For the same car, lease payments are almost always lower than loan payments. This can free up cash in your monthly budget or allow you to drive a more expensive or luxurious car than you could afford to finance.

You Have a Predictable Commute

If you have a stable job with a consistent commute and don’t plan on frequent cross-country road trips, the mileage limits on a lease won’t be a concern. Knowing your driving habits is key to a stress-free lease experience.

When is Financing the Smarter Choice?

Financing is the classic route for a reason. It’s an investment in a physical asset and offers a level of freedom that leasing simply can’t match. It’s the better choice if you think in terms of long-term value.

You Plan to Keep Your Car for Years

The ultimate goal of financing is to reach a point where you have no car payment. Once the loan is paid off, you can drive the car for years to come, saving hundreds of dollars every month. If you see a car as a 5-10 year commitment, financing is the way to go.

You Drive a Lot

If your job involves a lot of driving, you have a long commute, or you love road trips, financing is the only practical option. The freedom of unlimited mileage means you’ll never have to worry about expensive overage charges.

You Want to Make It Your Own

Want to tint the windows, upgrade the sound system, or add a trailer hitch? With a financed car, you can. Since you own it (or are on the path to owning it), you have the freedom to customize it to your heart’s content.

My Personal Take: How I Choose

For years, I was a dedicated leaser. My work involved predictable drives around town, and I loved having a new, reliable car under warranty with a low monthly payment. It fit my life perfectly at the time. The strict structure worked for me.

Then, life changed. We got a dog, started taking spontaneous, long-weekend road trips, and suddenly the lease felt restrictive. The fear of mileage penalties and “excessive wear” from muddy paws became a constant source of low-grade anxiety. That’s when we switched to financing our family SUV.

The monthly payment was higher, yes. But the freedom was invaluable. The freedom to drive to the coast on a whim, to not worry about a scratch in the cargo area, and to know that every payment was building equity in an asset we owned. The “right” choice isn’t universal; it evolves with your life.

Frequently Asked Questions

Can I end a car lease early?

Yes, but it is almost always a very expensive decision. You’ll likely face substantial early termination fees that can amount to thousands of dollars, so it’s best to plan on completing the full term.

What is a “money factor” in a lease?

The money factor is essentially the interest rate expressed in a different format for a lease. To get a rough idea of the equivalent APR, simply multiply the money factor by 2,400.

Does leasing or financing affect my credit score differently?

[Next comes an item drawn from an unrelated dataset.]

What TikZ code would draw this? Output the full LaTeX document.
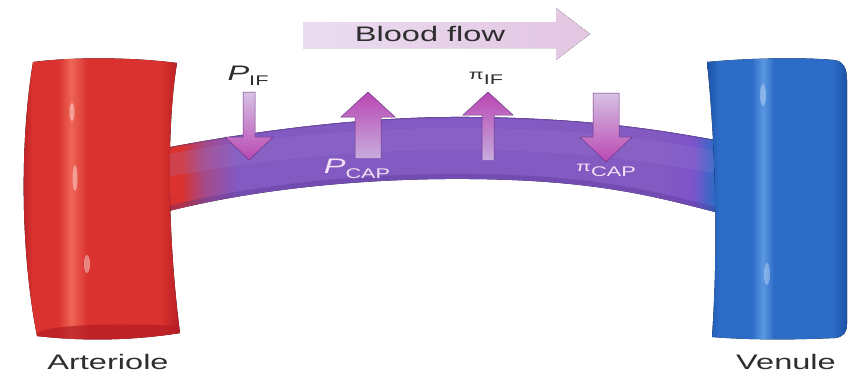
\documentclass[tikz,border=0pt]{standalone}
\usepackage{fontspec}
\setmainfont{Liberation Sans}

\definecolor{artD}{HTML}{B51D24}
\definecolor{artM}{HTML}{DA322F}
\definecolor{artL}{HTML}{EE6656}
\definecolor{venD}{HTML}{1D52A6}
\definecolor{venM}{HTML}{2C6BC6}
\definecolor{venL}{HTML}{5A98E2}
\definecolor{capP}{HTML}{8359C2}
\definecolor{capD}{HTML}{4E2E8A}
\definecolor{capL}{HTML}{A088D8}
\definecolor{capV}{HTML}{7E54CA}
\definecolor{flowA}{HTML}{EADCF0}
\definecolor{flowB}{HTML}{E3C6E2}
\definecolor{arrHead}{HTML}{B947B3}
\definecolor{arrShaft}{HTML}{D7C2E4}
\definecolor{arrEdge}{HTML}{6E3486}
\definecolor{txt}{HTML}{2E2E2E}
\definecolor{txtin}{HTML}{F3E2F3}

\pgfdeclarehorizontalshading{arteriole}{100bp}{color(0bp)=(artD); color(25bp)=(artD);
  color(29bp)=(artM); color(37bp)=(artM); color(41bp)=(artL); color(46bp)=(artM);
  color(69bp)=(artM); color(75bp)=(artD); color(100bp)=(artD)}
\pgfdeclarehorizontalshading{venule}{100bp}{color(0bp)=(venD); color(25bp)=(venD);
  color(29bp)=(venM); color(41bp)=(venM); color(45bp)=(venL); color(49bp)=(venM);
  color(70bp)=(venM); color(75bp)=(venD); color(100bp)=(venD)}
\pgfdeclarehorizontalshading{capillary}{100bp}{color(0bp)=(artM); color(25bp)=(artM);
  color(26.5bp)=(artM); color(28.5bp)=(capP!60!artM); color(31.5bp)=(capP);
  color(70bp)=(capP); color(73bp)=(capV); color(75bp)=(venM); color(100bp)=(venM)}

\def\cappath{(165,148) .. controls (250,132) and (360,116) .. (470,117)
  .. controls (580,118) and (650,128) .. (715,140) -- (715,212)
  .. controls (650,195) and (590,180) .. (470,179)
  .. controls (360,178) and (250,190) .. (165,212) -- cycle}
\newcommand\lowsub[1]{\raisebox{-.45ex}{\fontsize{14}{14}\selectfont #1}}
\newcommand\smallpi{{\fontsize{14}{14}\selectfont π}}

\tikzset{
  lbl/.style={text=txt, font=\fontsize{21}{21}\selectfont, xscale=1.55, inner sep=0pt},
  plbl/.style={lbl, font=\fontsize{21}{21}\selectfont},
  downarr/.style={draw=arrEdge, line width=.5pt, top color=arrShaft, bottom color=arrHead},
  uparr/.style={draw=arrEdge, line width=.5pt, top color=arrHead, bottom color=arrShaft!80!capP},
}

\begin{document}
\begin{tikzpicture}[x=1pt,y=-1pt]
\fill[white] (0,0) rectangle (850,378);
\useasboundingbox (0,0) rectangle (850,378);

\fill[shading=capillary] \cappath;
\begin{scope}
\clip \cappath;
\draw[capD, line width=14pt, opacity=.3] (165,214) .. controls (250,192) and (360,180) .. (470,181)
  .. controls (590,182) and (650,197) .. (715,214);
\draw[capL, line width=22pt, opacity=.18] (165,166) .. controls (250,150) and (360,138) .. (470,139)
  .. controls (580,140) and (650,150) .. (715,162);
\draw[capD, line width=2pt, opacity=.35] (165,148) .. controls (250,132) and (360,116) .. (470,117)
  .. controls (580,118) and (650,128) .. (715,140);
\end{scope}

\fill[shading=arteriole] (33,62) .. controls (80,56) and (140,58) .. (177,63)
  .. controls (166,130) and (168,240) .. (180,333)
  .. controls (130,341) and (80,341) .. (37,336)
  .. controls (20,250) and (20,140) .. (33,62) -- cycle;
\fill[artD, opacity=.7] (37,336) .. controls (33,326) and (100,322) .. (179,326)
  -- (180,333) .. controls (130,341) and (80,341) .. (37,336) -- cycle;
\fill[white, opacity=.4] (72,112) ellipse (2.5 and 9) (75,178) ellipse (2.5 and 13) (87,264) ellipse (3 and 9);

\fill[shading=venule] (707,62) .. controls (750,58) and (800,57) .. (834,60)
  .. controls (843,61) and (847,68) .. (847,80) -- (847,324)
  .. controls (847,333) and (843,337) .. (835,338)
  .. controls (790,340) and (750,340) .. (712,337)
  .. controls (718,250) and (716,150) .. (707,62) -- cycle;
\fill[white, opacity=.3] (763,95) ellipse (3 and 11) (767,274) ellipse (3 and 11);

\fill[left color=flowA, right color=flowB] (303,22) -- (556,22) -- (556,8) -- (590,34)
  -- (556,60) -- (556,48) -- (303,48) -- cycle;
\node[lbl] (flow) at (430,34) {Blood flow};

\draw[downarr] (243,92) -- (255,92) -- (255,137) -- (273,137) -- (249,160) -- (225,137) -- (243,137) -- cycle;
\draw[uparr] (355,158) -- (355,117) -- (341,117) -- (368,92) -- (395,117) -- (381,117) -- (381,158);
\draw[uparr] (482,160) -- (482,115) -- (463,115) -- (488,92) -- (513,115) -- (494,115) -- (494,160);
\draw[downarr] (593,93) -- (619,93) -- (619,137) -- (632,137) -- (606,162) -- (580,137) -- (593,137) -- cycle;

\node[plbl] (pif) at (248,76) {\textit{P}\lowsub{IF}};
\node[plbl] (piif) at (486,78) {\smallpi\lowsub{IF}};
\node[plbl, text=txtin] (pcap) at (357,169) {\textit{P}\lowsub{CAP}};
\node[plbl, text=txtin] (picap) at (606,170) {\smallpi\lowsub{CAP}};

\node[lbl] (art) at (108,362) {Arteriole};
\node[lbl] (ven) at (786,362) {Venule};
\end{tikzpicture}
\end{document}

No, not really. Both a lease and a loan are forms of installment credit that will appear on your credit report. Making consistent, on-time payments for either will have a positive impact on your credit score.

Is it a good idea to put money down on a lease?

It’s generally not recommended. A large down payment on a lease, known as a cap cost reduction, is money you will not get back if the vehicle is stolen or totaled shortly after you drive it off the lot.